What to Review Before Buying a Condo

The difference between a well-maintained condo and a money pit is almost always visible in the paperwork before you close. These documents tell you how maintenance is divided, how well it’s funded, and what financial surprises might be coming:

  • The declaration (or master deed): This is the foundational document that defines what counts as a common element, a limited common element, and a unit. It spells out exactly who maintains what. Read the maintenance sections line by line.
  • The bylaws: These govern how the board operates, how assessments are set, and what vote thresholds apply for special assessments or rule changes.
  • The current budget and financial statements: Look at how much goes to reserves versus operating expenses. An association spending every dollar on day-to-day costs with nothing going to reserves is a red flag.
  • The most recent reserve study: This tells you the estimated remaining life of major components (roof, elevators, plumbing) and whether the reserve fund is on track to cover replacements. An underfunded reserve means special assessments are coming.
  • Board meeting minutes: Recent minutes reveal ongoing maintenance disputes, deferred repairs, and pending special assessments that haven’t been levied yet.
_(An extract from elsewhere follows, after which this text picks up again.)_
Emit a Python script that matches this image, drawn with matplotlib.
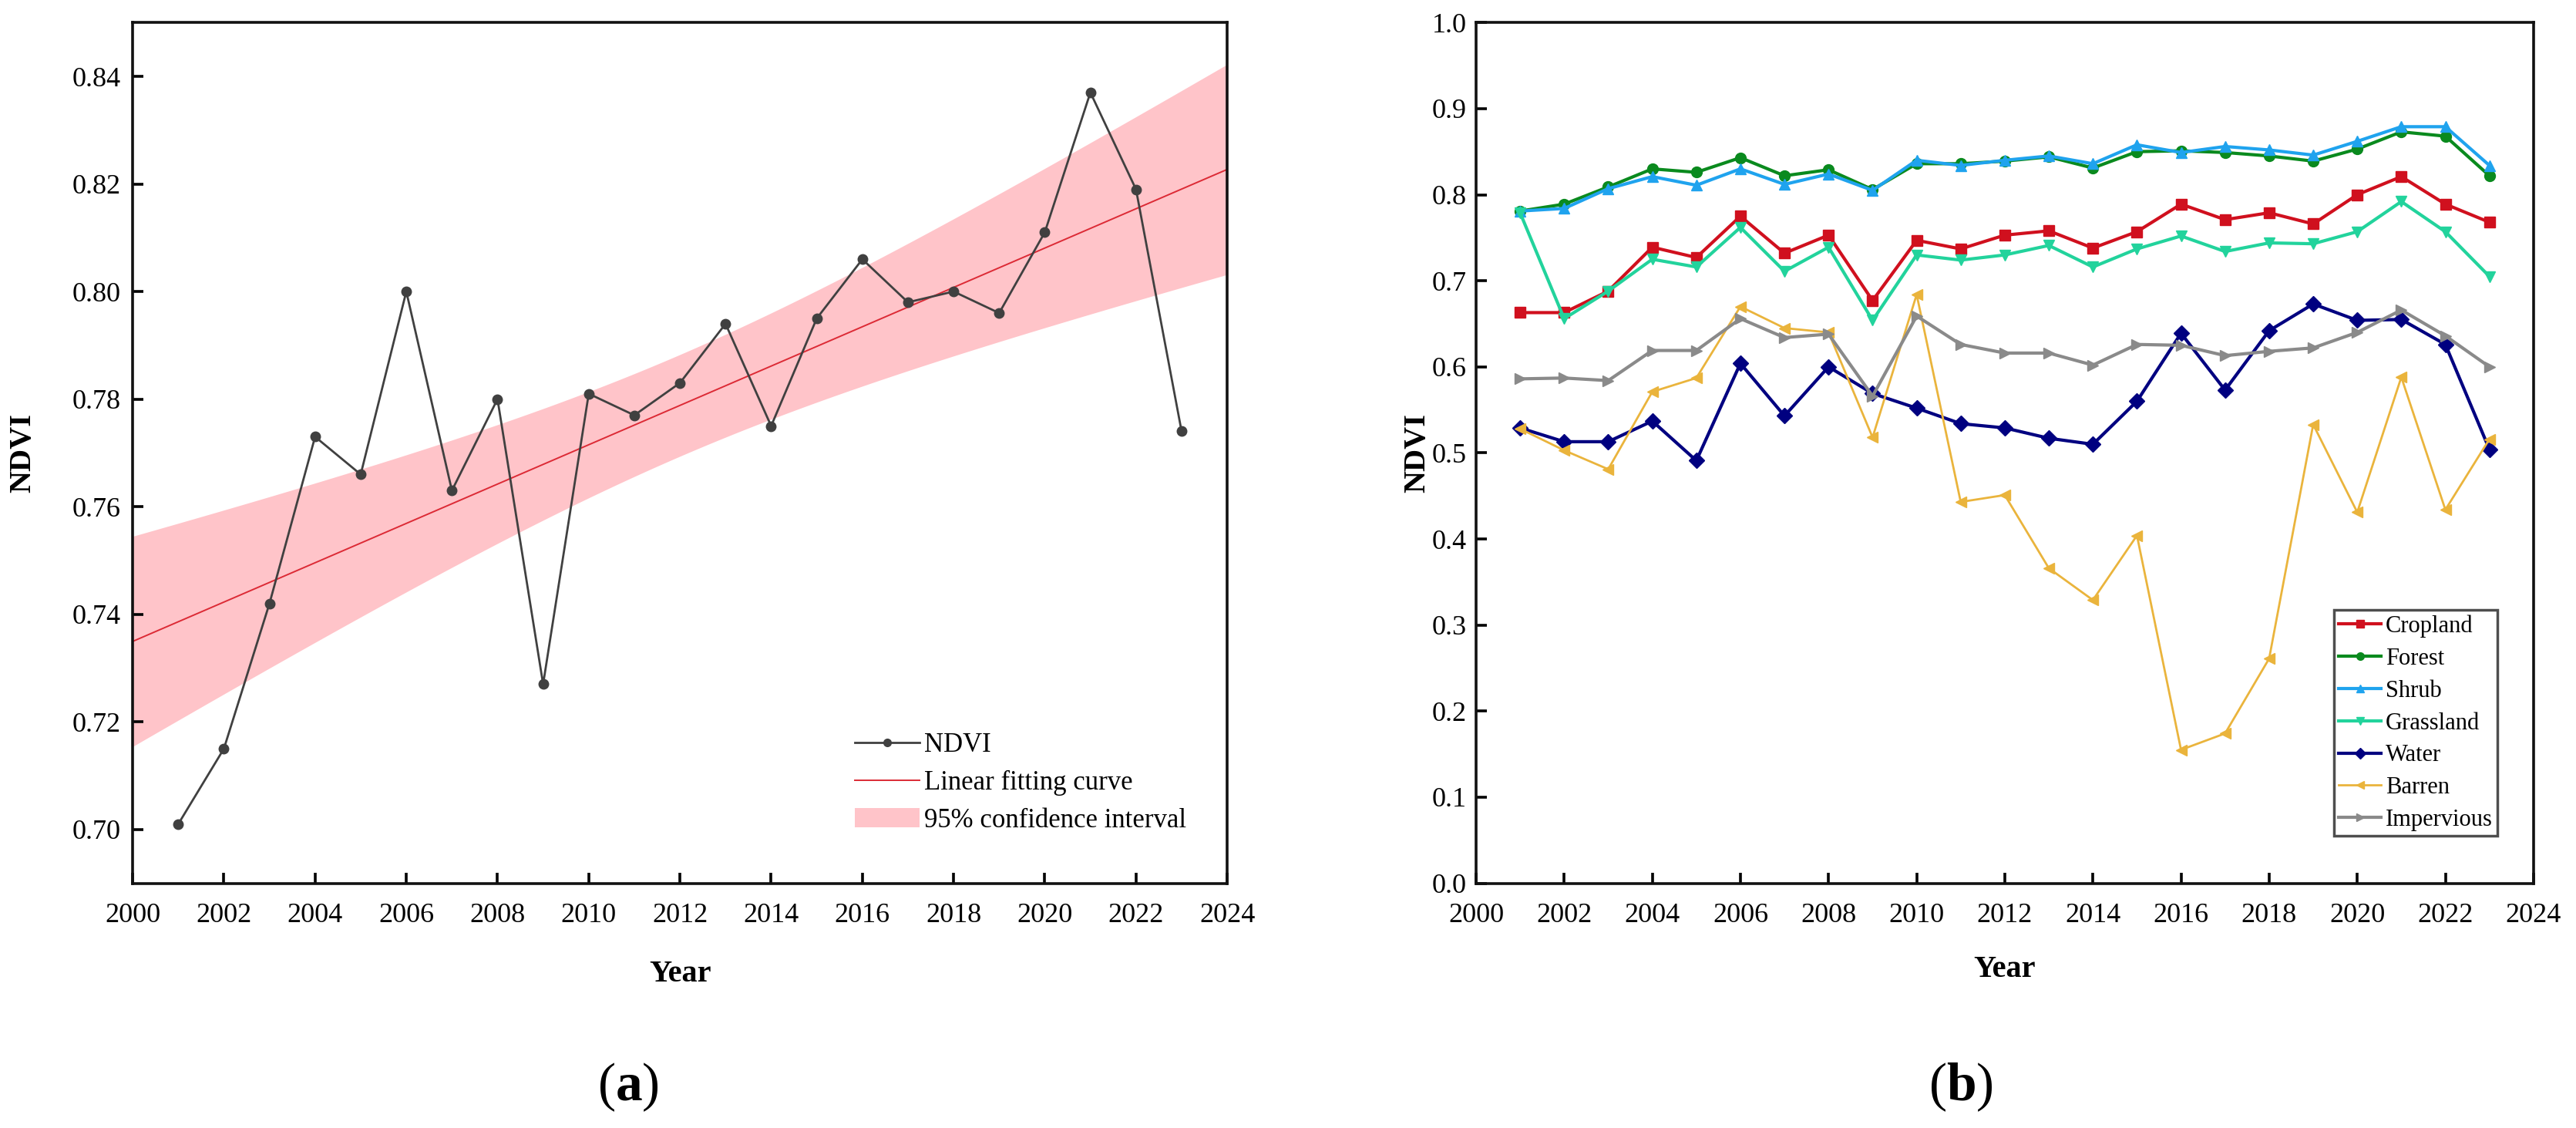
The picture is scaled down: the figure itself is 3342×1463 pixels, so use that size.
import numpy as np
import matplotlib
matplotlib.use('Agg')
import matplotlib.pyplot as plt
from matplotlib.patches import Patch
from matplotlib.lines import Line2D

plt.rcParams['font.family'] = ['Liberation Serif', 'DejaVu Serif']
plt.rcParams['mathtext.fontset'] = 'custom'
plt.rcParams['mathtext.rm'] = 'Liberation Serif'
plt.rcParams['mathtext.bf'] = 'Liberation Serif:bold'

# (a) 연평균 NDVI
years = list(range(2001, 2024))
ndvi = [0.701, 0.715, 0.742, 0.773, 0.766, 0.800, 0.763, 0.780, 0.727, 0.781,
        0.777, 0.783, 0.794, 0.775, 0.795, 0.806, 0.798, 0.800, 0.796, 0.811,
        0.837, 0.819, 0.774]

# (b) 토지피복별 NDVI
land_names = ['Cropland', 'Forest', 'Shrub', 'Grassland', 'Water', 'Barren', 'Impervious']
cropland = [0.663, 0.663, 0.688, 0.739, 0.727, 0.775, 0.732, 0.753, 0.677, 0.747,
            0.737, 0.753, 0.758, 0.738, 0.757, 0.789, 0.771, 0.779, 0.766, 0.800,
            0.821, 0.789, 0.768]
forest = [0.781, 0.789, 0.809, 0.830, 0.826, 0.843, 0.822, 0.829, 0.806, 0.836,
          0.836, 0.839, 0.844, 0.831, 0.850, 0.851, 0.849, 0.845, 0.839, 0.853,
          0.873, 0.868, 0.822]
shrub = [0.781, 0.784, 0.807, 0.821, 0.811, 0.830, 0.812, 0.824, 0.805, 0.840,
         0.834, 0.840, 0.845, 0.836, 0.858, 0.849, 0.856, 0.852, 0.846, 0.862,
         0.879, 0.879, 0.834]
grassland = [0.779, 0.656, 0.688, 0.725, 0.716, 0.762, 0.711, 0.739, 0.654, 0.730,
             0.724, 0.730, 0.741, 0.716, 0.737, 0.752, 0.734, 0.744, 0.743, 0.757,
             0.792, 0.757, 0.705]
water = [0.529, 0.513, 0.513, 0.537, 0.491, 0.604, 0.543, 0.600, 0.569, 0.552,
         0.534, 0.529, 0.517, 0.510, 0.560, 0.639, 0.573, 0.642, 0.673, 0.654,
         0.655, 0.626, 0.504]
barren = [0.528, 0.503, 0.481, 0.571, 0.587, 0.670, 0.645, 0.640, 0.518, 0.684,
          0.443, 0.451, 0.366, 0.329, 0.404, 0.155, 0.174, 0.261, 0.533, 0.431,
          0.588, 0.434, 0.516]
impervious = [0.586, 0.587, 0.584, 0.619, 0.619, 0.656, 0.634, 0.638, 0.566, 0.659,
              0.626, 0.616, 0.616, 0.602, 0.626, 0.625, 0.613, 0.618, 0.622, 0.640,
              0.666, 0.636, 0.600]
land_values = [cropland, forest, shrub, grassland, water, barren, impervious]
land_colors = ['#d0101e', '#0a8a1e', '#1fa3ee', '#22d39c', '#000080', '#eab43c', '#8a8a8a']
land_markers = ['s', 'o', '^', 'v', 'D', '<', '>']

x = np.array(years, dtype=float)
y = np.array(ndvi)

# 선형 회귀 + 95% 신뢰구간
slope, intercept = np.polyfit(x, y, 1)
resid = y - (slope * x + intercept)
n = len(x)
s_err = np.sqrt(np.sum(resid ** 2) / (n - 2))
t_val = 2.0796  # t(0.975, df=21)
xf = np.linspace(2000, 2024, 200)
yf = slope * xf + intercept
ci = t_val * s_err * np.sqrt(1 / n + (xf - x.mean()) ** 2 / np.sum((x - x.mean()) ** 2))

fig = plt.figure(figsize=(33.42, 14.63), dpi=100)
ax1 = fig.add_axes([0.0515, 0.217, 0.4249, 0.763])
ax2 = fig.add_axes([0.573, 0.217, 0.4105, 0.763])

ax1.fill_between(xf, yf - ci, yf + ci, color='#ffc4c9', linewidth=0, zorder=1)
ax1.plot(xf, yf, color='#dc2a35', linewidth=1.4, zorder=2)
ax1.plot(x, y, color='#404040', linewidth=2.0, marker='o', markersize=9, zorder=3)
ax1.set_xlim(2000, 2024)
ax1.set_ylim(0.69, 0.85)
ax1.set_xticks(range(2000, 2025, 2))
ax1.set_yticks([0.70, 0.72, 0.74, 0.76, 0.78, 0.80, 0.82, 0.84])
ax1.set_yticklabels(['0.70', '0.72', '0.74', '0.76', '0.78', '0.80', '0.82', '0.84'])
ax1.set_xlabel('Year', fontsize=29, fontweight='bold')
ax1.set_ylabel('NDVI', fontsize=29, fontweight='bold')
ax1.xaxis.set_label_coords(0.5, -0.089)
ax1.yaxis.set_label_coords(-0.087, 0.5)

handles_a = [Line2D([], [], color='#404040', linewidth=2.0, marker='o', markersize=7),
             Line2D([], [], color='#dc2a35', linewidth=1.4),
             Patch(facecolor='#ffc4c9', edgecolor='none')]
ax1.legend(handles_a, ['NDVI', 'Linear fitting curve', '95% confidence interval'],
           loc='lower right', bbox_to_anchor=(0.985, 0.03), frameon=False,
           fontsize=25, handlelength=2.4, handletextpad=0.2, labelspacing=0.45)

for name, vals, col, mk in zip(land_names, land_values, land_colors, land_markers):
    lw = 2.0 if name == 'Barren' else 3.0
    ax2.plot(years, vals, color=col, marker=mk, markersize=10, linewidth=lw, label=name)
ax2.set_xlim(2000, 2024)
ax2.set_ylim(0, 1.0)
ax2.set_xticks(range(2000, 2025, 2))
ax2.set_yticks(np.arange(0, 1.01, 0.1))
ax2.set_yticklabels([f'{v:.1f}' for v in np.arange(0, 1.01, 0.1)])
ax2.set_xlabel('Year', fontsize=29, fontweight='bold')
ax2.set_ylabel('NDVI', fontsize=29, fontweight='bold')
ax2.xaxis.set_label_coords(0.5, -0.084)
ax2.yaxis.set_label_coords(-0.042, 0.5)
leg = ax2.legend(loc='lower right', bbox_to_anchor=(0.966, 0.055), fontsize=22,
                 frameon=True, fancybox=False, handlelength=1.8, handletextpad=0.2,
                 labelspacing=0.42, borderpad=0.2, borderaxespad=0, markerscale=0.7)
leg.get_frame().set_edgecolor('#222222')
leg.get_frame().set_linewidth(2.5)

for ax, pad_y in [(ax1, 11), (ax2, 9)]:
    for sp in ax.spines.values():
        sp.set_linewidth(2.6)
        sp.set_color('#111111')
    ax.tick_params(axis='both', direction='in', length=10, width=2.6,
                   top=False, right=False, labelsize=26)
    ax.tick_params(axis='x', pad=18)
    ax.tick_params(axis='y', pad=pad_y)

# 하단 (a), (b) 표기
fig.text(815 / 3342, 1 - 1410 / 1463, r'($\mathbf{a}$)', fontsize=50, ha='center', va='center')
fig.text(2544 / 3342, 1 - 1410 / 1463, r'($\mathbf{b}$)', fontsize=50, ha='center', va='center')

fig.savefig('out.png', dpi=100, facecolor='white')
Associations with FHA project approval must maintain at least a 10 percent reserve contribution and keep unit delinquencies below 15 percent.1U.S. Department of Housing and Urban Development. Condominium Project Approval and Processing Guide Even if you aren’t using an FHA loan, those thresholds are a useful baseline for evaluating any association’s financial health. A building that couldn’t qualify for FHA approval is one where future buyers may struggle to get financing, which directly affects your resale value.